Mapping may not be the same for us in any case, because you are mapping a completely fictional location. That requires a lot of creative thought, to build up that fiction layer by layer. An additive process. I, on the other hand, need to simplify places that actually exist to serve my game and those who play it, but can still plausibly stand for the relevant fragment of those places. This is arguably a subtractive process. It’s a bit like the difference between a painter and a sculptor. Doing a sequel in the same alternative world as a game you’ve already made is a situation where both of these elements come into play.
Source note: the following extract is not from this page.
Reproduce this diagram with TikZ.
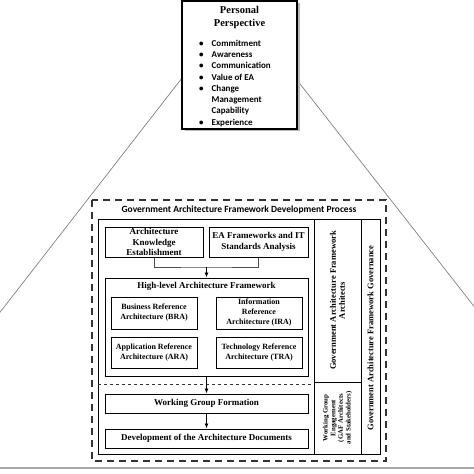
\documentclass[tikz,border=0pt]{standalone}
\usepackage{fontspec}
\setmainfont{Liberation Serif}
\newfontfamily\calfont{Carlito}
\usetikzlibrary{positioning, arrows.meta, calc}

\begin{document}
\begin{tikzpicture}[x=1pt, y=-1pt,
    box/.style={draw, line width=1pt, align=center, inner sep=1pt,
        font=\bfseries\fontsize{9}{10.5}\selectfont},
    refbox/.style={box, minimum width=86pt, font=\bfseries\fontsize{8}{10}\selectfont},
    link/.style={draw=black!70, line width=0.7pt},
    flow/.style={black, line width=0.8pt, -{Latex[length=5pt, width=4pt]}},
    side/.style={rotate=90, align=center, inner sep=0pt}]
    \useasboundingbox (0,0) rectangle (474,474);

    % Pyramid sides
    \coordinate (ltop) at (182,78);
    \coordinate (lfoot) at (-6,320);
    \coordinate (rtop) at (297,80);
    \coordinate (rfoot) at (480,314);
    \draw[gray, line width=0.7pt] (ltop) -- (lfoot);
    \draw[gray, line width=0.7pt] (rtop) -- (rfoot);

    % Ground line
    \draw[gray!70, line width=1.3pt] (0,468) -- (474,468);

    % Personal perspective
    \fill[gray!55] (184.5,3) rectangle (299.5,131);
    \node[draw, fill=white, line width=1.1pt, minimum width=115pt, minimum height=128pt] (persp) at (239.5,65) {};
    \node[align=center, font=\bfseries\fontsize{10.5}{13}\selectfont] (ptitle) at (239.5,17.5) {Personal\\Perspective};
    \node[anchor=north west, inner sep=0pt, font=\calfont\bfseries\fontsize{9}{11.3}\selectfont] (plist) at (199,38)
        {\begin{tabular}{@{}l@{\hspace{8pt}}l@{}}
        \textbullet & Commitment\\
        \textbullet & Awareness\\
        \textbullet & Communication\\
        \textbullet & Value of EA\\
        \textbullet & Change\\
                    & Management\\
                    & Capability\\
        \textbullet & Experience
        \end{tabular}};

    % Development process
    \draw[line width=1.3pt, dash pattern=on 7pt off 5pt, black!80] (92,200) rectangle (386,461);
    \node[font=\calfont\bfseries\fontsize{9.5}{11}\selectfont] (gtitle) at (239,209.5) {Government Architecture Framework Development Process};
    \draw[line width=1pt] (98,219) rectangle (380,454);
    \draw[line width=1pt] (314,219) -- (314,454);
    \draw[line width=1pt] (361,219) -- (361,454);
    \draw[line width=1pt] (314,382) -- (361,382);
    \draw[line width=0.8pt, dashed, black!80] (98,384) -- (314,384);

    \node[box, minimum width=98pt, minimum height=30pt] (ake) at (154,242) {Architecture\\Knowledge\\Establishment};
    \node[box, minimum width=99pt, minimum height=30pt] (eaf) at (258.5,242) {EA Frameworks and IT\\Standards Analysis};
    \node[draw, line width=1pt, minimum width=203pt, minimum height=98pt] (hlaf) at (206.5,327) {};
    \node[font=\bfseries\fontsize{9}{10.5}\selectfont] (htitle) at (206.5,286.5) {High-level Architecture Framework};
    \node[refbox, minimum height=32pt] (bra) at (154,313) {Business Reference\\Architecture (BRA)};
    \node[refbox, minimum height=32pt] (ira) at (259,313) {Information\\Reference\\Architecture (IRA)};
    \node[refbox, minimum height=31pt] (ara) at (154,352.5) {Application Reference\\Architecture (ARA)};
    \node[refbox, minimum height=31pt] (tra) at (259,352.5) {Technology Reference\\Architecture (TRA)};
    \node[box, minimum width=203pt, minimum height=19pt] (wgf) at (206.5,403.5) {Working Group Formation};
    \node[box, minimum width=203pt, minimum height=19pt] (dad) at (206.5,438.5) {Development of the Architecture Documents};

    % Connectors
    \coordinate (join) at (206.5,267);
    \draw[link] (ake.south) |- (join) -| (eaf.south);
    \draw[flow] (join) -- (hlaf.north);
    \draw[flow] (hlaf.south) -- (wgf.north);
    \draw[flow] (wgf.south) -- (dad.north);

    % Side columns
    \node[side, font=\bfseries\fontsize{8.5}{9}\selectfont] (gafa) at (337.5,300.5) {Government Architecture Framework\\Architects};
    \node[side, font=\bfseries\fontsize{6.8}{7.6}\selectfont] (wge) at (337.5,418) {Working Group\\Engagement\\(GAF Architects\\and Stakeholders)};
    \node[side, font=\bfseries\fontsize{8.5}{10}\selectfont] (gafg) at (370.5,338) {Government Architecture Framework Governance};
\end{tikzpicture}
\end{document}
I suspect you may have put more thought into choosing to do your game as a parser than I did to make mine a choice-based game. To continue the story promised from earlier, I found out about interactive fiction when I looked for something like Princess Maker 2 and saw a tentative suggestion for Long Live The Queen. That game convinced me I could broadly adapt the same tools to create the story I had as interactive fiction. Long Live The Queen is (modified) Ren’Py, thus Budacanta was also Ren’Py - and, by extension, a choice-based visual novel (minus a couple of things largely taken for granted in that space, like character sprites). Had Long Live The Queen been a parser game, Budacanta would probably be a parser game at this point… …less odd than it sounds, given that I since found a parser-driven rougelike with more than a few nods to Princess Maker 2 called PrincessRL!